In a July 2008 riff inspired by David Carr‘s Night of the Gun, I wrote the following about my own adventures with reckless behavior:
“Carr’s book reminded me of the ‘farewell, my dignity’ aspect of drug use. Constant assaults on your self-esteem, stains on your sheets and your soul, humiliations unbridled. One way or another, if you do drugs you’re going to be dragged down and made to feel like a low-life animal. Because that’s what you are as long as you let drugs run the show.
“Drugs didn’t exactly ‘run the show’ when I was 22 or 23, but they sure were my friends. I saw my life as a series of necessary survival moves, spiritual door-openings, comic exploits, adventures, erotic intrigues — everything and anything that didn’t involve duty, drudgery, having a career and mowing the lawn on weekends. Pot, hashish, mescaline, peyote buttons, Jack Daniels and beer were my comrades in crime.
“(I’m going to leave aside discussions of my Godhead Siddhartha discoveries with LSD, and I’d just as soon forget my relatively brief encounters with blithering idiot marching powder from the late ’70s to mid ’80s.)
“The particular story that David Carr’s book brought back was me and my upper-middle-class friends’ flirtation with opium and, for a brief time, heroin.
“The way we saw it, smack was much hipper than your garden-variety head drugs. Opiates were more authentic, we figured, because guys like William S. Burroughs and Chet Baker had done them. Where today I see only the danger, the depravity and the recklessness, back then we saw only the contra-coolness.
“I was never much of a user, but I did flirt from time to time. I was a candy-ass in junkie circles because I confined myself to snorting and smoking the stuff. One thing I learned pretty quickly is that ‘chippers’ (casual users) have to be careful because heroin will make you throw up if you smoke or snort too much because your body isn’t used to it. Which mine never was because I wasn’t…you know, dedicated.

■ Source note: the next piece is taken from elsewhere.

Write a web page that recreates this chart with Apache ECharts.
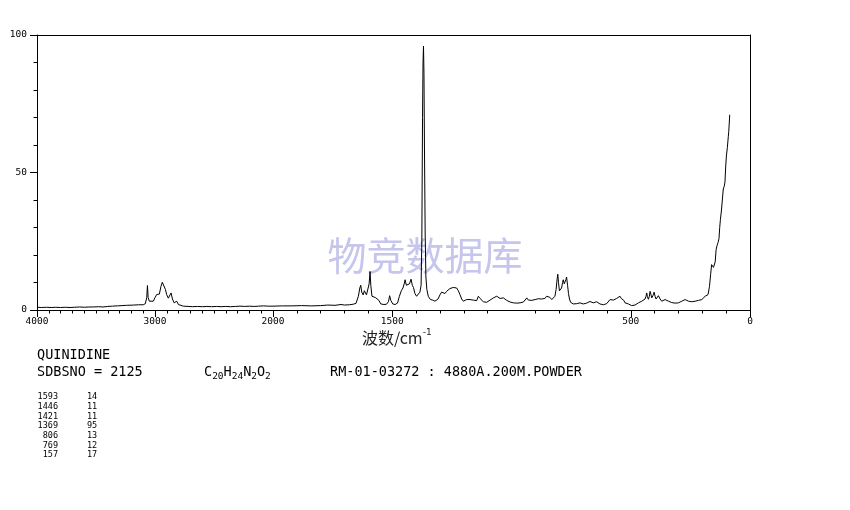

“I was living in a crash pad in Southport, Connecticut. My sole source of income at the time was working part-time for a guy who ran a limousine driver service. Business guys looking to go to Kennedy or LaGuardia or Newark airports would call and I’d come over and drive them to the airport in their car, and then drive it back to their home. It doesn’t sound like much of an idea, but there were definitely customers calling from Westport, Weston, Easton, Wilton, Georgetown, Redding, Southport and Fairfield.
“My deal with my boss, Peter, was to be on call at all times. A guy leaving for the airport in a couple of hours would call Peter, he’d call me, I’d drive over and so on. So one afternoon — a Sunday, possibly — a friend and I happened to have some of that snort-smoke stuff, and had retired to a barn out back for a little indulgence. We rolled a nice fat joint and soon I was royally Baker-ed. But just as we got back to the house the phone rang. It was Peter telling me to dress nicely and be at a certain client’s home in 45 minutes if possible, certainly no later than an hour. A trip down to Kennedy.
“If I were less of a fool I would have said then and there, ‘Sorry, Peter — no can do.’ But I was broke and needed the money. Go for it, I told myself. I figured I’d take a quick shower, change into a dress shirt and sport jacket, and be relatively straight by the time I got to the client’s house. But the shower didn’t help and I looked like a wreck. My pupils were little black micro points. So I put on a pair of deep-black shades and then had the inspiration to put on a cowboy hat, the idea being that the manly-conservative cowboy vibe might rub off and make me look less drugged out.
“But I was feeling way too wasted as I got into my car so I got my friend to drive me over in his. I figured the stuff would wear off sooner or later and I’d be okay.
“I started to feel more and more nauseous as we drove over. When I realized with a jolt I was going to be sick, I rolled down the window and lurched halfway out and spewed. Except we were moving at a good clip — 40 or 45 mph — and so the vomit splattered along the side of my friend’s bright red car.
“You need to imagine yourself raking leaves on the front lawn of your beautiful Southport home, your toddlers playing nearby and birds chirping in the trees, when all of a sudden you see this ratty red Impala rolling left to right with some guy leaning out the passenger window and spraying clam chowder. You have to think of it in those terms.
“It was all we could do to keep the client from calling the police once he saw me — pasty-faced, straw cowboy hat, unable to stand straight, slurring my words, flecks of vomit on my sport jacket. I was screamed at and, of course, fired by Peter. Never before had I felt like such a piece of detritus, and nothing has happened since to equal this. It was so humiliating that the opiate-usage thing ended very soon after. I told myself I was the rebellious but capable son of suburban middle-class parents who led productive, organized, reasonably moral lives, and here I was acting like a complete degenerate.
“The purple rage on Peter’s face, the look of contempt in the client’s eyes, my own self disgust. If these things didn’t wake me, nothing would have. But they did. Thank you, hand of fate.”